Baghera Wines fait rugir Genève

En avril 2021, quelque 2000 flacons de la Romanée ont été vendus à Genève pour plus de 9 millions de francs. En décembre 2020, six mathusalems de la Romanée-Conti 1985 étaient vendus par la même maison pour 900 000 francs. Soit 264 000 francs de moins que le record de Baghera Wines, un lot de quinze magnums du Vosne-Romanée 1er Cru Cros-Parantoux du Domaine Henri Jayer acheté 1,164 million en 2018. Pour comprendre qui est cette jeune maison de vente aux enchères qui a propulsé Genève parmi les grands acteurs mondiaux des ventes aux enchères de vins rares, nous avons rencontré sa cofon datrice, Julie Carpentier.

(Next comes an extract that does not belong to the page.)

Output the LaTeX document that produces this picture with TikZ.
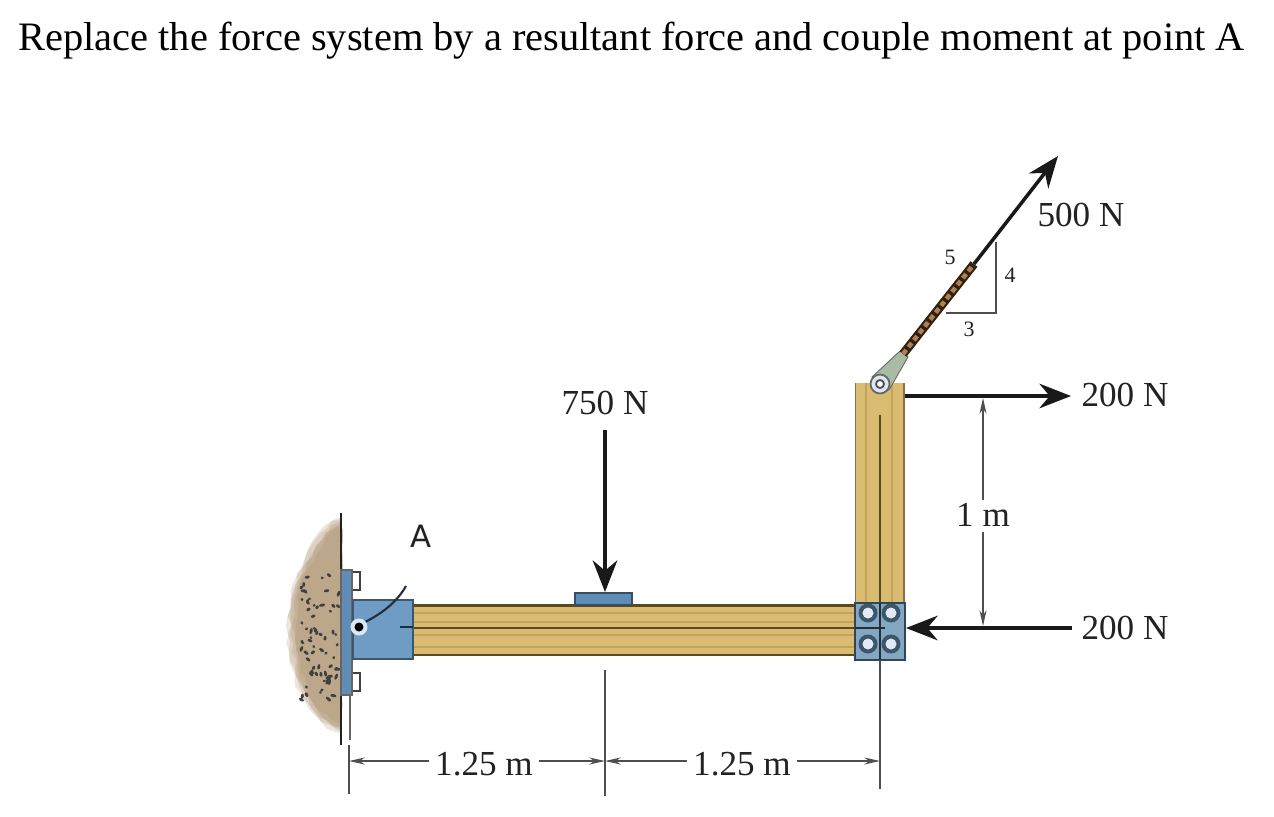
\documentclass[tikz,border=0pt]{standalone}
\usepackage{fontspec}
\setmainfont{Liberation Serif}
\newfontfamily\labelsans{DejaVu Sans}
\usetikzlibrary{arrows.meta,decorations.pathmorphing}
\definecolor{wood}{HTML}{D9BC72}
\definecolor{wooddark}{HTML}{C4A35C}
\definecolor{woodline}{HTML}{5A4A20}
\definecolor{steelblue}{HTML}{6E9CC4}
\definecolor{plateblue}{HTML}{5F8DB5}
\definecolor{jointblue}{HTML}{84A8C2}
\definecolor{soil}{HTML}{B89F80}
\definecolor{inkc}{HTML}{222222}
\definecolor{strap}{HTML}{A9BBA5}
\tikzset{
  lab/.style={font=\fontsize{20}{22}\selectfont,text=inkc,inner sep=0pt},
  tiny lab/.style={font=\fontsize{12.5}{14}\selectfont,text=inkc,inner sep=0pt},
  force/.style={draw=black!90,line width=2pt,-{Stealth[length=18pt,width=14pt]}},
  dim/.style={draw=inkc!80,line width=0.7pt},
  dimarrow/.style={dim,-{Stealth[length=9pt,width=4pt]}},
  woodbar/.style={fill=wood,draw=none},
  grain/.style={draw=wooddark,line width=1.2pt},
  darkedge/.style={draw=woodline,line width=1.2pt},
}
\begin{document}
\begin{tikzpicture}[x=0.02cm,y=-0.02cm]
\useasboundingbox (0,0) rectangle (1274,816);
\fill[white] (0,0) rectangle (1274,816);

\node[font=\fontsize{23}{26}\selectfont,text=black,inner sep=0pt,anchor=west] (title) at (18,41) {Replace the force system by a resultant force and couple moment at point A};

% soil
\pgfmathsetseed{11}
\foreach \g/\o in {3/0.25,1/0.3,-1/0.35,-3/0.45,-6/0.5}{
  \fill[soil,opacity=\o,decorate,decoration={random steps,segment length=5pt,amplitude=1.2pt}]
     (341,{520-\g}) .. controls ({322-\g},{528-\g}) and ({306-\g},555) .. ({294-\g},590)
     .. controls ({285-\g},640) and ({292-\g},{712+\g}) .. (341,{730+\g}) -- cycle;
}
\foreach \i in {1,...,70}{
  \pgfmathsetmacro{\px}{rnd*38+301}
  \pgfmathsetmacro{\py}{rnd*128+575}
  \pgfmathsetmacro{\pr}{rnd*180}
  \pgfmathsetmacro{\ps}{rnd*0.035+0.03}
  \fill[black!75,rotate around={\pr:(\px,\py)}] (\px,\py) ellipse [x radius=\ps cm,y radius=0.03cm];
}

% wall line and plate
\coordinate (wallT) at (341,513); \coordinate (wallB) at (341,745);
\draw[inkc,line width=0.9pt] (wallT) -- (wallB);
\draw[inkc!70,line width=0.8pt] (350,695) -- (350,740);
\filldraw[fill=white,draw=black!75,line width=1pt] (352,572) rectangle (360,590);
\filldraw[fill=white,draw=black!75,line width=1pt] (352,673) rectangle (360,691);
\filldraw[fill=plateblue,draw=black!60,line width=0.7pt] (341,570) rectangle (352,695);
% blue block
\filldraw[fill=steelblue,draw=black!45!steelblue,line width=1pt] (353,600) rectangle (413,659);
\draw[black!70!steelblue,line width=0.9pt] (400,627) -- (413,627);

% horizontal beam
\fill[woodbar] (414,605) rectangle (856,655);
\foreach \yy in {613,622,635,647}{\draw[grain] (414,\yy) -- (856,\yy);}
\draw[darkedge] (414,605.5) -- (856,605.5);
\draw[darkedge] (414,655) -- (856,655);
\draw[darkedge] (414,628) -- (856,628);

% vertical beam
\fill[woodbar] (855,383) rectangle (904,604);
\foreach \xx in {866,892}{\draw[grain] (\xx,383) -- (\xx,604);}
\draw[wooddark!70!black,line width=0.7pt] (855.5,383) -- (855.5,604);
\draw[wooddark!70!black,line width=0.7pt] (904,383) -- (904,604);
\draw[woodline,line width=0.9pt] (880,415) -- (880,604);

% joint plate and bolts
\filldraw[fill=jointblue,draw=black!55!steelblue,line width=1pt] (855,603) rectangle (905,660);
\draw[black!70!steelblue,line width=1pt] (855,628) -- (885,628);
\draw[black!70!steelblue,line width=0.8pt] (880,603) -- (880,660);
\foreach \bx/\by in {868/613,891/613,868/644,891/644}{
  \fill[black!45!steelblue] (\bx,\by) circle [radius=0.19cm];
  \fill[white!80!steelblue] (\bx,\by) circle [radius=0.11cm];
}

% pad under the load
\filldraw[fill=plateblue,draw=black!50!steelblue,line width=0.7pt] (575,593) rectangle (632,605);

% strap, cable
\coordinate (pin) at (880,384);
\coordinate (strapEnd) at (903,354);
\coordinate (cableEnd) at (974,264);
\coordinate (tip) at (1058,156);
\fill[strap,draw=black!60,line width=0.5pt] (872,377) -- (900,351) -- (908,357) -- (889,390) -- cycle;
\draw[black!75!brown,line width=5pt] (strapEnd) -- (cableEnd);
\draw[brown!70!gray,line width=2.6pt,dash pattern=on 3pt off 2pt] (strapEnd) -- (cableEnd);
\filldraw[fill=white!75!steelblue,draw=black!60,line width=1pt] (pin) circle [radius=0.19cm];
\draw[black!70,line width=1pt,fill=white] (pin) circle [radius=0.08cm];

% pin A
\draw[black!70!steelblue,line width=1.2pt] (365,622) .. controls (385,612) and (398,600) .. (406,586);
\fill[white!75!steelblue] (359,627) circle [radius=0.17cm];
\fill[black] (359,627) circle [radius=0.09cm];
\node[font=\fontsize{17.5}{20}\labelsans,text=inkc,inner sep=0pt] (A) at (421,536) {A};

% loads
\node[lab] (l750) at (605,403) {750 N};
\coordinate (padTop) at (605,592);
\coordinate (s750) at (605,430);
\draw[force] (s750) -- (padTop);

\draw[force] (cableEnd) -- (tip);
\node[lab] (l500) at (1081,215) {500 N};

\coordinate (u1) at (905,396); \coordinate (u2) at (1071,396);
\draw[force] (u1) -- (u2);
\node[lab] (u200) at (1125,395) {200 N};
\coordinate (d1) at (1072,628); \coordinate (d2) at (906,628);
\draw[force] (d1) -- (d2);
\node[lab] (d200) at (1125,628) {200 N};

% slope triangle
\coordinate (t1) at (996,242); \coordinate (t2) at (996,313); \coordinate (t3) at (946,313);
\draw[inkc!80,line width=1pt] (t1) -- (t2) -- (t3);
\node[tiny lab] (n5) at (950,257) {5};
\node[tiny lab] (n4) at (1010,275) {4};
\node[tiny lab] (n3) at (969,329) {3};

% 1 m dimension
\node[lab] (m1) at (983,515) {1 m};
\coordinate (mt) at (983,398); \coordinate (mb) at (983,626);
\draw[dimarrow] (m1.north) ++(0,-3) -- (mt);
\draw[dimarrow] (m1.south) ++(0,5) -- (mb);

% bottom dimensions
\coordinate (e1a) at (349,745); \coordinate (e1b) at (349,794);
\coordinate (e2a) at (605,670); \coordinate (e2b) at (605,796);
\coordinate (e3a) at (880,660); \coordinate (e3b) at (880,789);
\draw[dim] (e1a) -- (e1b); \draw[dim] (e2a) -- (e2b); \draw[dim] (e3a) -- (e3b);
\node[lab] (w1) at (484,764) {1.25 m};
\node[lab] (w2) at (742,764) {1.25 m};
\coordinate (a1) at (349,761); \coordinate (a2) at (605,761); \coordinate (a3) at (880,761);
\draw[dimarrow] (w1.west |- a1) ++(-6,0) -- (a1);
\draw[dimarrow] (w1.east |- a1) ++(6,0) -- (a2);
\draw[dimarrow] (w2.west |- a1) ++(-6,0) -- (a2);
\draw[dimarrow] (w2.east |- a1) ++(6,0) -- (a3);
\end{tikzpicture}
\end{document}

Sur son site internet, Baghera Wines indique que: «Avec plus de 80 millions de chiffre d’affaires depuis notre création fin 2015, nous sommes devenus en trois ans leader européen des ventes aux enchères de vins d’exception devant nombre de maisons historiques. » L’entreprise qui a ouvert récemment un bureau d’experts à Hong Kong et une boutique à l’Hôtel Beau Rivage de Genève a été créée il y a six ans par Michael Ganne, Julie Carpentier et Emmanuel Mercé. Ce dernier qui a trouvé le nom de Baghera – un assemblage entre Bachus et la panthère noble et conquérante du «Livre de la Jungle» – a vogué vers d’autres défis tandis que les deux associés restant, tous deux anciens de chez Christie’s, ont «permis à Genève de redevenir un centre respecté des ventes aux enchères de vins d’exception». En 2018, ils réalisent un coup de maître en organisant la vente (pour 34,4 millions de francs) de la cave personnelle d’Henri Jayer, le mythique vigneron bourguignon. «Nous faisons du surmesure pour nos clients. En réalisant deux à trois ventes physiques par an, nous ne sommes pas obnubilés par des objectifs de rendement, précise Julie Carpentier.

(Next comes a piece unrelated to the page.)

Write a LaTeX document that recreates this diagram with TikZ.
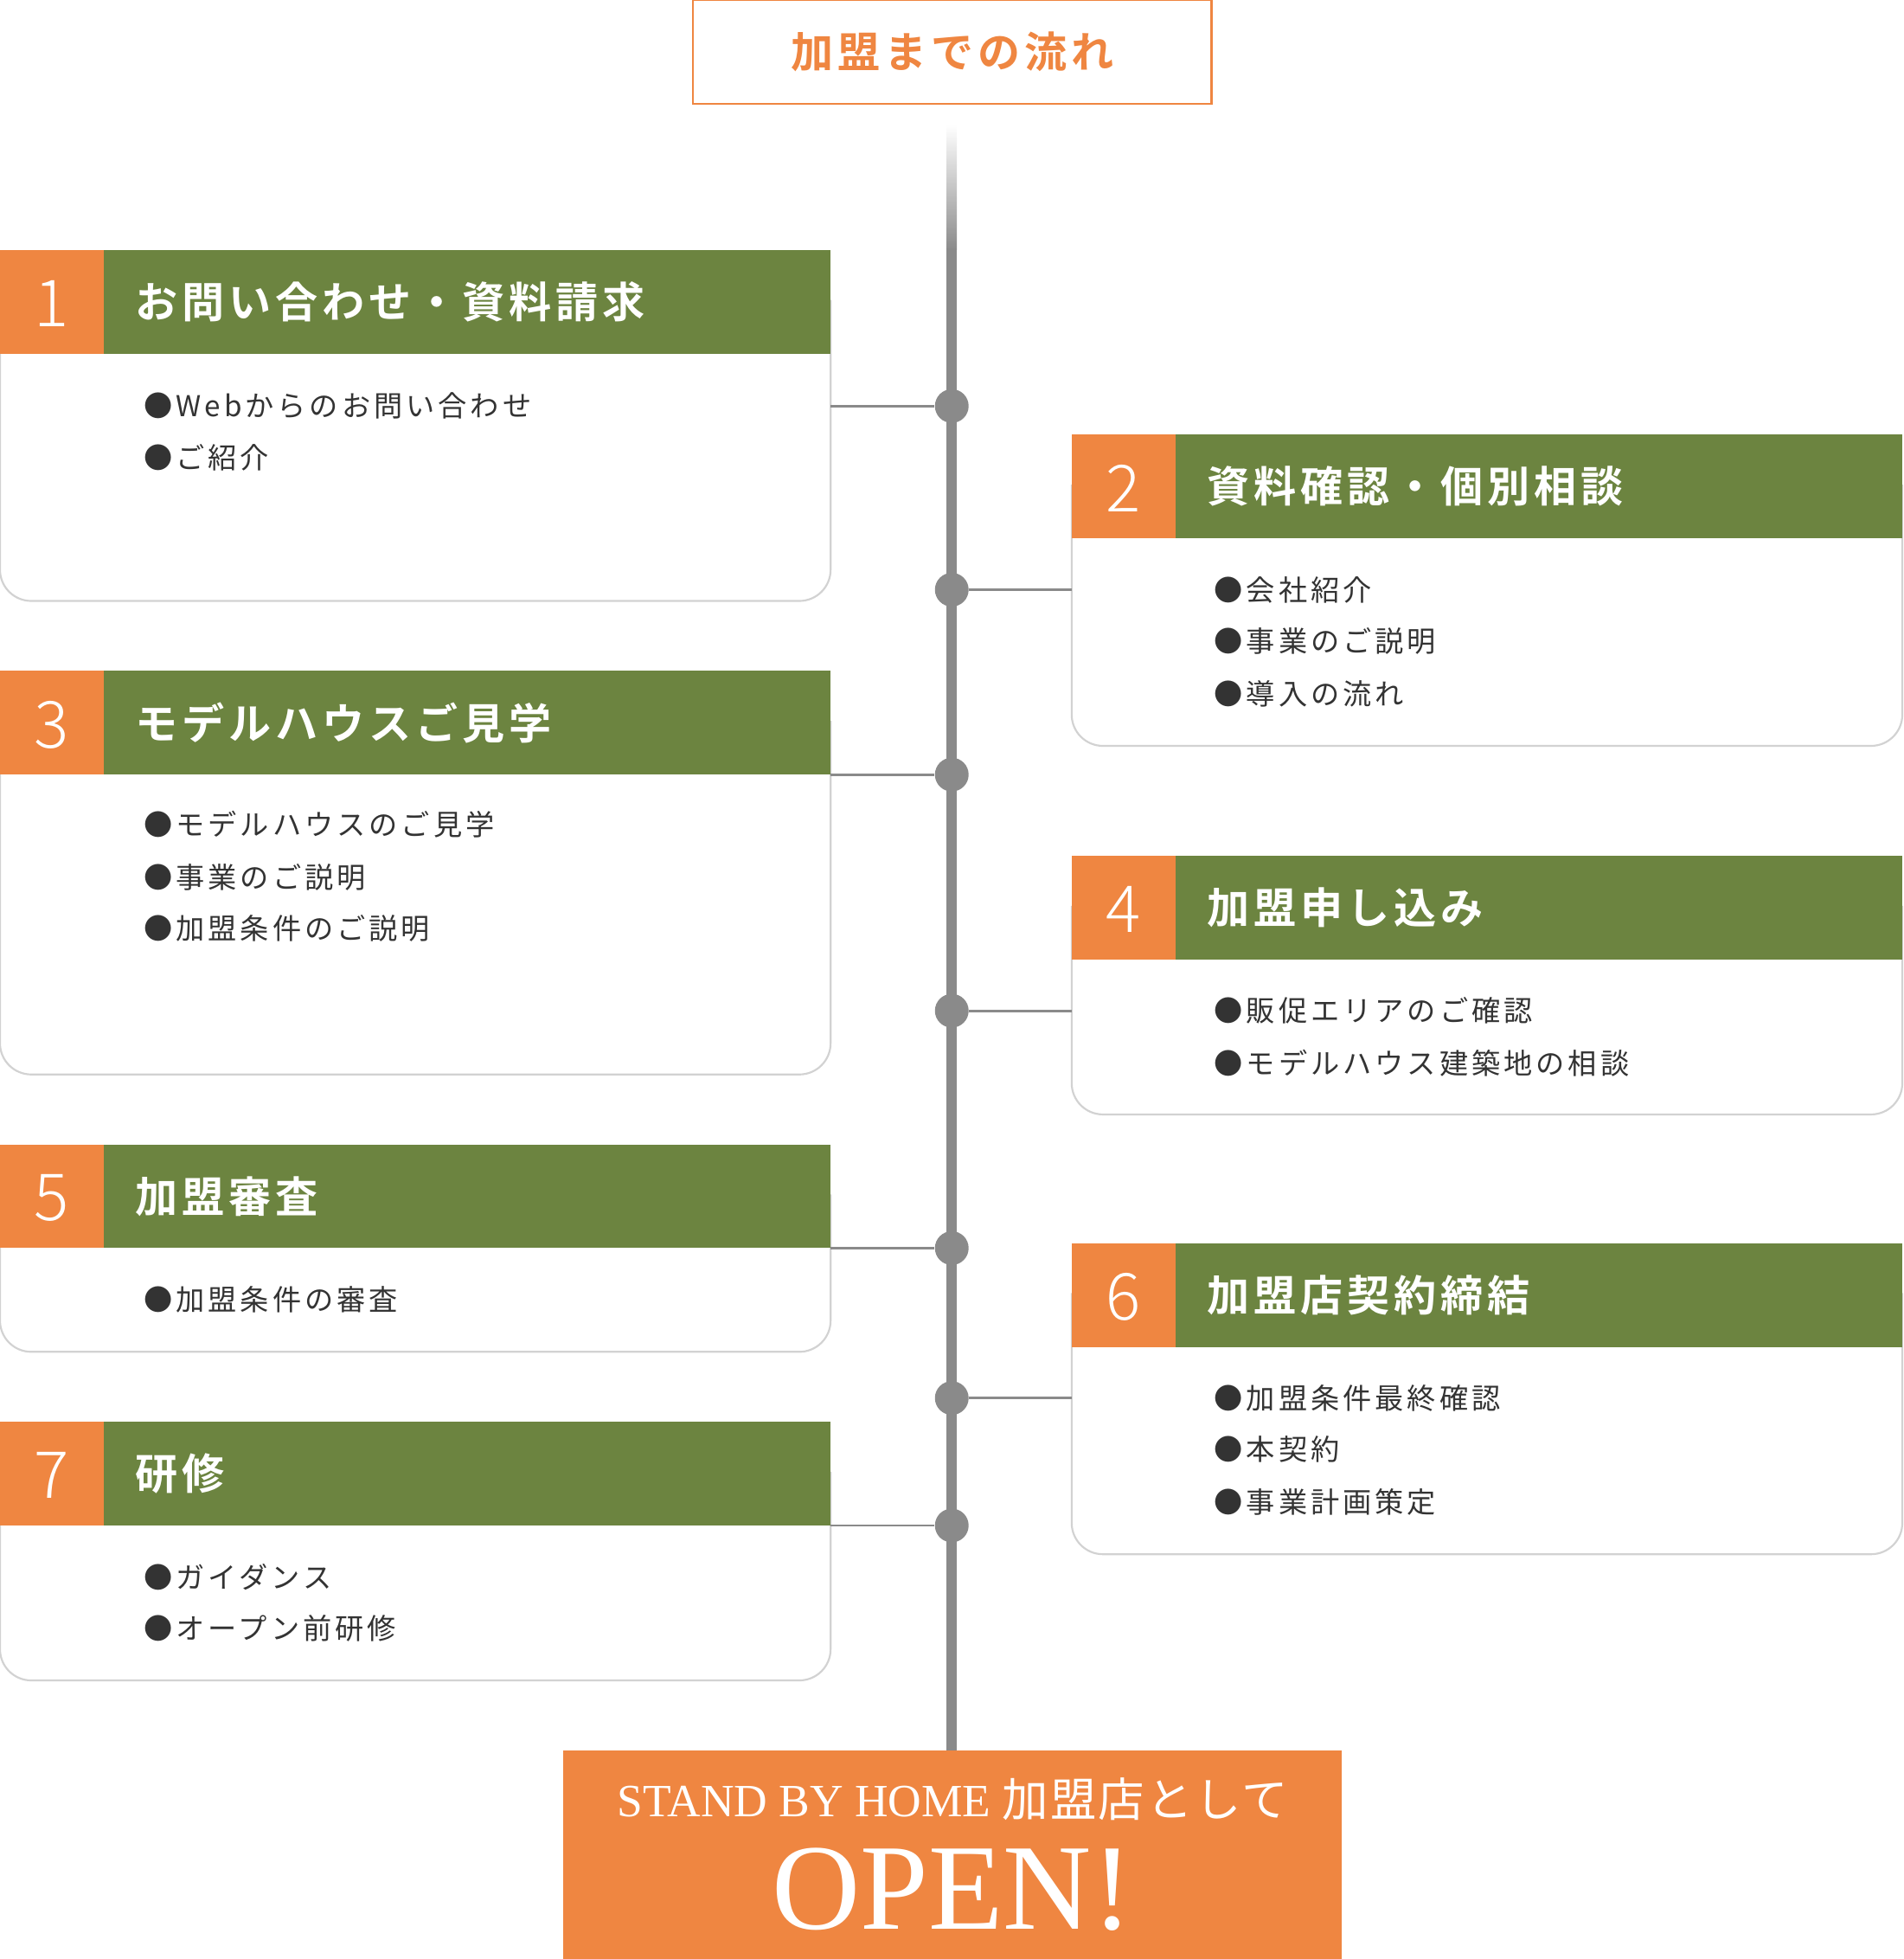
\documentclass[tikz,border=0pt]{standalone}
\usepackage{fontspec}
\setmainfont{Liberation Serif}
\newfontfamily\jp[LetterSpace=12]{Noto Sans CJK JP}
\newfontfamily\jpb[LetterSpace=10]{Noto Sans CJK JP Bold}
\newfontfamily\jpt[LetterSpace=4]{Noto Sans CJK JP}
\newfontfamily\numf{Noto Sans CJK JP Light}
\definecolor{org}{HTML}{EF8641}
\definecolor{grn}{HTML}{6C8440}
\definecolor{lgray}{HTML}{8A8A8A}
\definecolor{bord}{HTML}{D2D2D2}
\definecolor{txt}{HTML}{333333}
\tikzset{
 card/.style={draw=bord,line width=1.5pt,fill=white,rounded corners=25pt},
 hdr/.style={fill=grn},
 num/.style={fill=org},
 numt/.style={text=white,font=\numf\fontsize{52}{52}\selectfont},
 htxt/.style={anchor=west,text=white,font=\jpb\fontsize{34}{34}\selectfont},
 item/.style={anchor=west,text=txt,font=\jp\fontsize{23}{23}\selectfont,inner sep=0},
 dot/.style={circle,fill=lgray,minimum size=27pt,inner sep=0},
 conn/.style={draw=lgray,line width=2pt},
}
\newcommand\mycard[6]{% name, x0, top, bottom, number, title
 \draw[card] (#2,#3+40) -- (#2,#4) -- (#2+665,#4) -- (#2+665,#3+40);
 \fill[hdr] (#2+83,#3) rectangle (#2+665,#3+83);
 \fill[num] (#2,#3) rectangle (#2+83,#3+83);
 \node[numt] (#1n) at (#2+41.5,#3+43) {#5};
 \node[htxt] (#1h) at (#2+105,#3+41.5) {#6};
}
\begin{document}
\begin{tikzpicture}[x=1pt,y=-1pt]
\useasboundingbox (0,0) rectangle (1524,1568);
% timeline
\shade[top color=white,bottom color=lgray] (758,100) rectangle (766,200);
\fill[lgray] (758,199) rectangle (766,1402);
% title
\node[draw=org,line width=1.5pt,minimum width=415pt,minimum height=83pt,text=org,font=\jpb\fontsize{34}{34}\selectfont] (title) at (762.5,41.5) {加盟までの流れ};
% cards
\mycard{c1}{0}{200}{481}{1}{お問い合わせ・資料請求}
\mycard{c3}{0}{537}{860}{3}{モデルハウスご見学}
\mycard{c5}{0}{916}{1082}{5}{加盟審査}
\mycard{c7}{0}{1138}{1345}{7}{研修}
\mycard{c2}{858}{348}{597}{2}{資料確認・個別相談}
\mycard{c4}{858}{685}{892}{4}{加盟申し込み}
\mycard{c6}{858}{995}{1244}{6}{加盟店契約締結}
% dots and connectors
\foreach \n/\y/\x in {d1/325/665,d3/620/665,d5/999/665,d7/1221/665,d2/472/858,d4/809/858,d6/1119/858}{
 \coordinate (\n e) at (\x,\y);
 \node[dot] (\n) at (762,\y) {};
 \draw[conn] (\n e) -- (\n);
}
% items
\node[item] at (115,325) {●Webからのお問い合わせ};
\node[item] at (115,366) {●ご紹介};
\node[item] at (115,660) {●モデルハウスのご見学};
\node[item] at (115,702) {●事業のご説明};
\node[item] at (115,743) {●加盟条件のご説明};
\node[item] at (115,1040) {●加盟条件の審査};
\node[item] at (115,1262) {●ガイダンス};
\node[item] at (115,1303) {●オープン前研修};
\node[item] at (972,472) {●会社紹介};
\node[item] at (972,513) {●事業のご説明};
\node[item] at (972,555) {●導入の流れ};
\node[item] at (972,809) {●販促エリアのご確認};
\node[item] at (972,851) {●モデルハウス建築地の相談};
\node[item] at (972,1119) {●加盟条件最終確認};
\node[item] at (972,1160) {●本契約};
\node[item] at (972,1202) {●事業計画策定};
% bottom
\fill[org] (451,1401) rectangle (1074,1568);
\node[text=white,font=\fontsize{37}{37}\selectfont] (open1) at (762.5,1440) {STAND BY HOME {\jpt 加盟店として}};
\node[text=white,font=\fontsize{98}{98}\selectfont] (open2) at (762.5,1512) {OPEN!};
\end{tikzpicture}
\end{document}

Beaucoup de nos ventes sont centrées sur la Bourgogne parce que c’est sur cette appellation que la demande s’avère la plus forte aujourd’hui. Ce n’est pas un choix stratégique de notre part, bien que Michael et moi ayons une vraie passion pour cette région et une bonne connaissance de ses acteurs. Nous aimerions avoir plus de Bordeaux, de vins toscans ou de Champagne, mais les collectionneurs recherchent surtout les grands vins bourguignons et nos enchères sont le reflet de ce qui se passe dans le monde du vin». Si la maison se limite au très haut de gamme pour ses ventes physiques, Julie Carpentier indique que: «dans les ventes online, nous proposons une plus grande mixité de vins et de prix, notamment en couvrant plus de continents. Toujours est-il que le monde des grands collectionneurs de vin est un univers où les marques sont fortes, tout comme les personnalités vigneronnes. Il faut beaucoup de temps, et un charisme hors du commun, pour y entrer. De plus, lorsqu’un domaine a fait le choix de l’excellence, il revient rarement en arrière et ce, même s’il y a un changement de génération ou de responsable. Il y a donc peu de relégués.» Ainsi, il semble peu probable de voir des vins suisses faire leur entrée dans le catalogue de Baghera Wines dans un avenir proche. «Ce n’est ni une question de goût, ni de qualité, mais plutôt de volume disponible et de pédagogie», conclut cette française qui a contribué à replacer Genève au cœur du petit monde des ventes internationales de vins et de spiritueux de prestige.